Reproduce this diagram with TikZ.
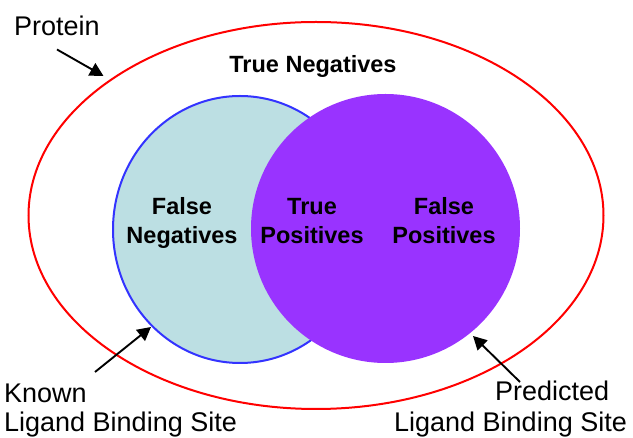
\documentclass[tikz,border=0pt]{standalone}
\usepackage{fontspec}
\setmainfont{Liberation Sans}
\usetikzlibrary{shapes.geometric,arrows.meta}
\definecolor{protred}{RGB}{255,0,0}
\definecolor{knownfill}{RGB}{188,223,227}
\definecolor{knownline}{RGB}{51,51,255}
\definecolor{predfill}{RGB}{153,51,255}
\tikzset{
  region/.style={ellipse, inner sep=0pt, outer sep=0pt},
  inlabel/.style={font=\fontsize{23.5}{29}\selectfont\bfseries, align=center, inner sep=0pt, anchor=base},
  outlabel/.style={font=\fontsize{27}{30}\selectfont, inner sep=0pt, anchor=base west},
  pointer/.style={line width=1.9pt, -{Triangle[length=13.5pt,width=14pt]}}
}
\begin{document}
\begin{tikzpicture}[x=1pt,y=-1pt]
\useasboundingbox (0,0) rectangle (633,438);
\node[region, draw=protred, line width=2pt, minimum width=575pt, minimum height=387pt] (protein) at (316,215.5) {};
\node[region, draw=knownline, fill=knownfill, line width=2pt, minimum width=254pt, minimum height=267pt] (known) at (240,229.5) {};
\node[region, fill=predfill, minimum width=269pt, minimum height=269pt] (pred) at (385.5,228.5) {};
\node[inlabel] (tn) at (313,72.5) {True Negatives};
\node[inlabel] (fn) at (182,244) {False\\Negatives};
\node[inlabel] (tp) at (312,244) {True\\Positives};
\node[inlabel] (fp) at (444,244) {False\\Positives};
\node[outlabel] (lprot) at (14,36) {Protein};
\node[outlabel] (lknown1) at (4,403) {Known};
\node[outlabel] (lknown2) at (4,432) {Ligand Binding Site};
\node[outlabel] (lpred1) at (495,401) {Predicted};
\node[outlabel] (lpred2) at (394,432) {Ligand Binding Site};
\coordinate (tprot) at (103.5,76);
\coordinate (sprot) at (57,49.5);
\coordinate (tknown) at (151,327);
\coordinate (sknown) at (95,372);
\coordinate (tpred) at (473,336);
\coordinate (spred) at (520,382);
\draw[pointer] (sprot) -- (tprot);
\draw[pointer] (sknown) -- (tknown);
\draw[pointer] (spred) -- (tpred);
\end{tikzpicture}
\end{document}
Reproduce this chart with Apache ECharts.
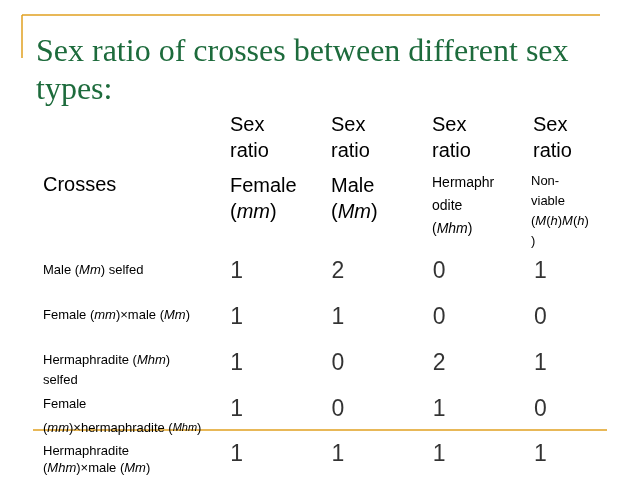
<!DOCTYPE html>
<html><head><meta charset="utf-8">
<script src="https://cdn.jsdelivr.net/npm/echarts@6/dist/echarts.min.js"></script>
<style>html,body{margin:0;background:#fff}#c{width:638px;height:478px}</style>
</head><body><div id="c"></div>
<script>
const columns = ['Female (mm)', 'Male (Mm)', 'Hermaphrodite (Mhm)', 'Non-viable (M(h)M(h))'];
const crosses = ['Male (Mm) selfed', 'Female (mm)×male (Mm)', 'Hermaphradite (Mhm) selfed',
  'Female (mm)×hermaphradite (Mhm)', 'Hermaphradite (Mhm)×male (Mm)'];
const ratios = [
  [1, 2, 0, 1],
  [1, 1, 0, 0],
  [1, 0, 2, 1],
  [1, 0, 1, 0],
  [1, 1, 1, 1]
];

const chart = echarts.init(document.getElementById('c'));
const cells = [];
ratios.forEach((row, r) => row.forEach((v, c) => cells.push([c, r, v])));

const base = { fontFamily: 'Liberation Sans, Arial', fill: '#000' };
const rich = {
  i: { fontStyle: 'italic', fontFamily: 'Liberation Sans', fontSize: 13 },
  is: { fontStyle: 'italic', fontFamily: 'Liberation Sans', fontSize: 11 },
  I: { fontStyle: 'italic', fontFamily: 'Liberation Sans', fontSize: 20 },
  ih: { fontStyle: 'italic', fontFamily: 'Liberation Sans', fontSize: 14 },
  in: { fontStyle: 'italic', fontFamily: 'Liberation Sans', fontSize: 13 }
};
function txt(x, y, text, size, lh) {
  return { type: 'text', left: x, top: y, style: { ...base, text, fontSize: size, lineHeight: lh || size * 1.25, rich } };
}

chart.setOption({
  animation: false,
  grid: { left: 186, top: 249, width: 405, height: 234 },
  xAxis: { type: 'category', data: columns, show: false },
  yAxis: { type: 'category', data: crosses, inverse: true, show: false },
  series: [{
    type: 'scatter',
    symbolSize: 0,
    data: cells,
    label: { show: true, position: 'inside', formatter: p => p.value[2], fontSize: 23, color: '#000', textBorderWidth: 0, fontFamily: 'Liberation Sans, Arial' }
  }],
  graphic: [
    { type: 'line', shape: { x1: 22, y1: 15, x2: 600, y2: 15 }, style: { stroke: '#e0a020', lineWidth: 1.5 } },
    { type: 'line', shape: { x1: 22, y1: 15, x2: 22, y2: 58 }, style: { stroke: '#e0a020', lineWidth: 1.5 } },
    { type: 'line', shape: { x1: 33, y1: 430, x2: 607, y2: 430 }, style: { stroke: '#e0a020', lineWidth: 1.5 } },
    { type: 'text', left: 36, top: 34, style: { text: 'Sex ratio of crosses between different sex\ntypes:', fontFamily: 'Liberation Serif, serif', fontSize: 32, lineHeight: 38, fill: '#1d6b3c' } },
    txt(230, 112, 'Sex\nratio', 20, 26),
    txt(331, 112, 'Sex\nratio', 20, 26),
    txt(432, 112, 'Sex\nratio', 20, 26),
    txt(533, 112, 'Sex\nratio', 20, 26),
    txt(43, 173, 'Crosses', 20),
    txt(230, 173, 'Female\n({I|mm})', 20, 26),
    txt(331, 173, 'Male\n({I|Mm})', 20, 26),
    txt(432, 172, 'Hermaphr\nodite\n({ih|Mhm})', 14, 23),
    txt(531, 171, 'Non-\nviable\n({in|M}({in|h}){in|M}({in|h})\n)', 13, 20),
    txt(43, 262, 'Male ({i|Mm}) selfed', 13),
    txt(43, 307, 'Female ({i|mm})×male ({i|Mm})', 13),
    txt(43, 350, 'Hermaphradite ({i|Mhm})\nselfed', 13, 20),
    txt(43, 392, 'Female\n({i|mm})×hermaphradite ({is|Mhm})', 13, 24),
    txt(43, 443, 'Hermaphradite\n({i|Mhm})×male ({i|Mm})', 13, 17)
  ]
});
</script></body></html>
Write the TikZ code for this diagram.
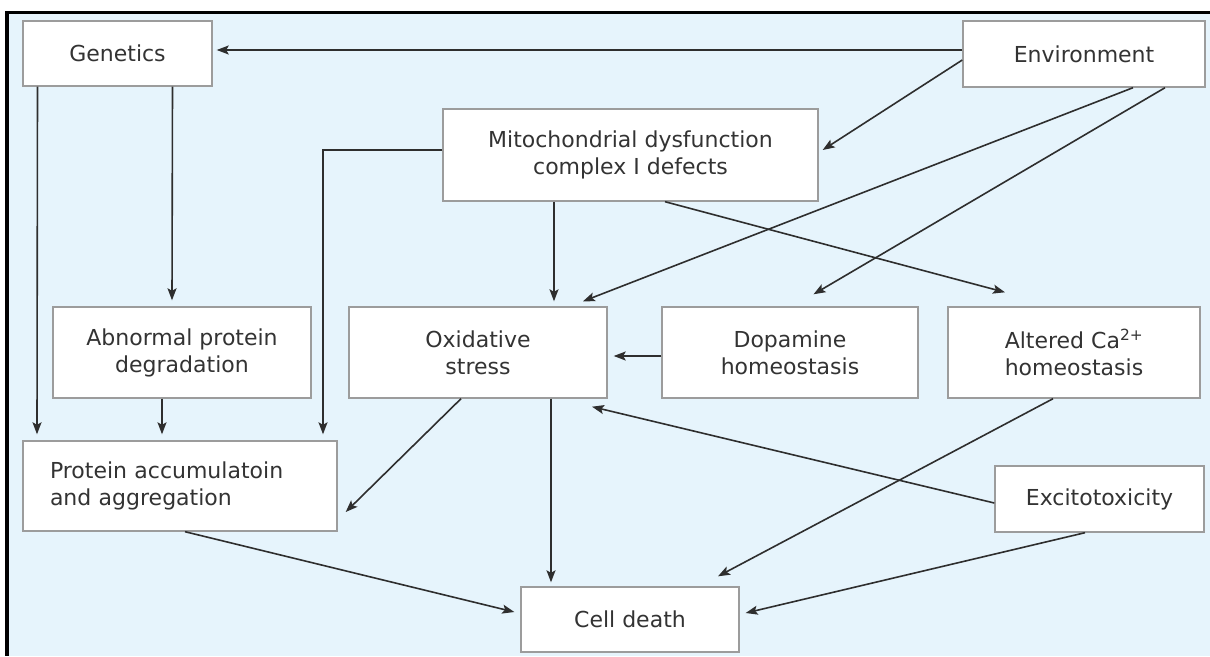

____

OBJECTIVE ▸
Above are records to transcribe exactly; leave their pictures out.

SOLUTION TO THIS EXERCISE ▸
Reproduce this diagram with TikZ.
\documentclass[tikz,border=0pt]{standalone}
\usepackage{fontspec}
\setmainfont{Liberation Sans}
\usetikzlibrary{shapes.geometric,arrows.meta}
\definecolor{protred}{RGB}{255,0,0}
\definecolor{knownfill}{RGB}{188,223,227}
\definecolor{knownline}{RGB}{51,51,255}
\definecolor{predfill}{RGB}{153,51,255}
\tikzset{
  region/.style={ellipse, inner sep=0pt, outer sep=0pt},
  inlabel/.style={font=\fontsize{23.5}{29}\selectfont\bfseries, align=center, inner sep=0pt, anchor=base},
  outlabel/.style={font=\fontsize{27}{30}\selectfont, inner sep=0pt, anchor=base west},
  pointer/.style={line width=1.9pt, -{Triangle[length=13.5pt,width=14pt]}}
}
\begin{document}
\begin{tikzpicture}[x=1pt,y=-1pt]
\useasboundingbox (0,0) rectangle (633,438);
\node[region, draw=protred, line width=2pt, minimum width=575pt, minimum height=387pt] (protein) at (316,215.5) {};
\node[region, draw=knownline, fill=knownfill, line width=2pt, minimum width=254pt, minimum height=267pt] (known) at (240,229.5) {};
\node[region, fill=predfill, minimum width=269pt, minimum height=269pt] (pred) at (385.5,228.5) {};
\node[inlabel] (tn) at (313,72.5) {True Negatives};
\node[inlabel] (fn) at (182,244) {False\\Negatives};
\node[inlabel] (tp) at (312,244) {True\\Positives};
\node[inlabel] (fp) at (444,244) {False\\Positives};
\node[outlabel] (lprot) at (14,36) {Protein};
\node[outlabel] (lknown1) at (4,403) {Known};
\node[outlabel] (lknown2) at (4,432) {Ligand Binding Site};
\node[outlabel] (lpred1) at (495,401) {Predicted};
\node[outlabel] (lpred2) at (394,432) {Ligand Binding Site};
\coordinate (tprot) at (103.5,76);
\coordinate (sprot) at (57,49.5);
\coordinate (tknown) at (151,327);
\coordinate (sknown) at (95,372);
\coordinate (tpred) at (473,336);
\coordinate (spred) at (520,382);
\draw[pointer] (sprot) -- (tprot);
\draw[pointer] (sknown) -- (tknown);
\draw[pointer] (spred) -- (tpred);
\end{tikzpicture}
\end{document}
Reproduce this chart with Apache ECharts.
<!DOCTYPE html>
<html><head><meta charset="utf-8">
<script src="https://cdn.jsdelivr.net/npm/echarts@6/dist/echarts.min.js"></script>
<style>html,body{margin:0;background:#fff}#c{width:638px;height:478px}</style>
</head><body><div id="c"></div>
<script>
const columns = ['Female (mm)', 'Male (Mm)', 'Hermaphrodite (Mhm)', 'Non-viable (M(h)M(h))'];
const crosses = ['Male (Mm) selfed', 'Female (mm)×male (Mm)', 'Hermaphradite (Mhm) selfed',
  'Female (mm)×hermaphradite (Mhm)', 'Hermaphradite (Mhm)×male (Mm)'];
const ratios = [
  [1, 2, 0, 1],
  [1, 1, 0, 0],
  [1, 0, 2, 1],
  [1, 0, 1, 0],
  [1, 1, 1, 1]
];

const chart = echarts.init(document.getElementById('c'));
const cells = [];
ratios.forEach((row, r) => row.forEach((v, c) => cells.push([c, r, v])));

const base = { fontFamily: 'Liberation Sans, Arial', fill: '#000' };
const rich = {
  i: { fontStyle: 'italic', fontFamily: 'Liberation Sans', fontSize: 13 },
  is: { fontStyle: 'italic', fontFamily: 'Liberation Sans', fontSize: 11 },
  I: { fontStyle: 'italic', fontFamily: 'Liberation Sans', fontSize: 20 },
  ih: { fontStyle: 'italic', fontFamily: 'Liberation Sans', fontSize: 14 },
  in: { fontStyle: 'italic', fontFamily: 'Liberation Sans', fontSize: 13 }
};
function txt(x, y, text, size, lh) {
  return { type: 'text', left: x, top: y, style: { ...base, text, fontSize: size, lineHeight: lh || size * 1.25, rich } };
}

chart.setOption({
  animation: false,
  grid: { left: 186, top: 249, width: 405, height: 234 },
  xAxis: { type: 'category', data: columns, show: false },
  yAxis: { type: 'category', data: crosses, inverse: true, show: false },
  series: [{
    type: 'scatter',
    symbolSize: 0,
    data: cells,
    label: { show: true, position: 'inside', formatter: p => p.value[2], fontSize: 23, color: '#000', textBorderWidth: 0, fontFamily: 'Liberation Sans, Arial' }
  }],
  graphic: [
    { type: 'line', shape: { x1: 22, y1: 15, x2: 600, y2: 15 }, style: { stroke: '#e0a020', lineWidth: 1.5 } },
    { type: 'line', shape: { x1: 22, y1: 15, x2: 22, y2: 58 }, style: { stroke: '#e0a020', lineWidth: 1.5 } },
    { type: 'line', shape: { x1: 33, y1: 430, x2: 607, y2: 430 }, style: { stroke: '#e0a020', lineWidth: 1.5 } },
    { type: 'text', left: 36, top: 34, style: { text: 'Sex ratio of crosses between different sex\ntypes:', fontFamily: 'Liberation Serif, serif', fontSize: 32, lineHeight: 38, fill: '#1d6b3c' } },
    txt(230, 112, 'Sex\nratio', 20, 26),
    txt(331, 112, 'Sex\nratio', 20, 26),
    txt(432, 112, 'Sex\nratio', 20, 26),
    txt(533, 112, 'Sex\nratio', 20, 26),
    txt(43, 173, 'Crosses', 20),
    txt(230, 173, 'Female\n({I|mm})', 20, 26),
    txt(331, 173, 'Male\n({I|Mm})', 20, 26),
    txt(432, 172, 'Hermaphr\nodite\n({ih|Mhm})', 14, 23),
    txt(531, 171, 'Non-\nviable\n({in|M}({in|h}){in|M}({in|h})\n)', 13, 20),
    txt(43, 262, 'Male ({i|Mm}) selfed', 13),
    txt(43, 307, 'Female ({i|mm})×male ({i|Mm})', 13),
    txt(43, 350, 'Hermaphradite ({i|Mhm})\nselfed', 13, 20),
    txt(43, 392, 'Female\n({i|mm})×hermaphradite ({is|Mhm})', 13, 24),
    txt(43, 443, 'Hermaphradite\n({i|Mhm})×male ({i|Mm})', 13, 17)
  ]
});
</script></body></html>
Write the TikZ code for this diagram.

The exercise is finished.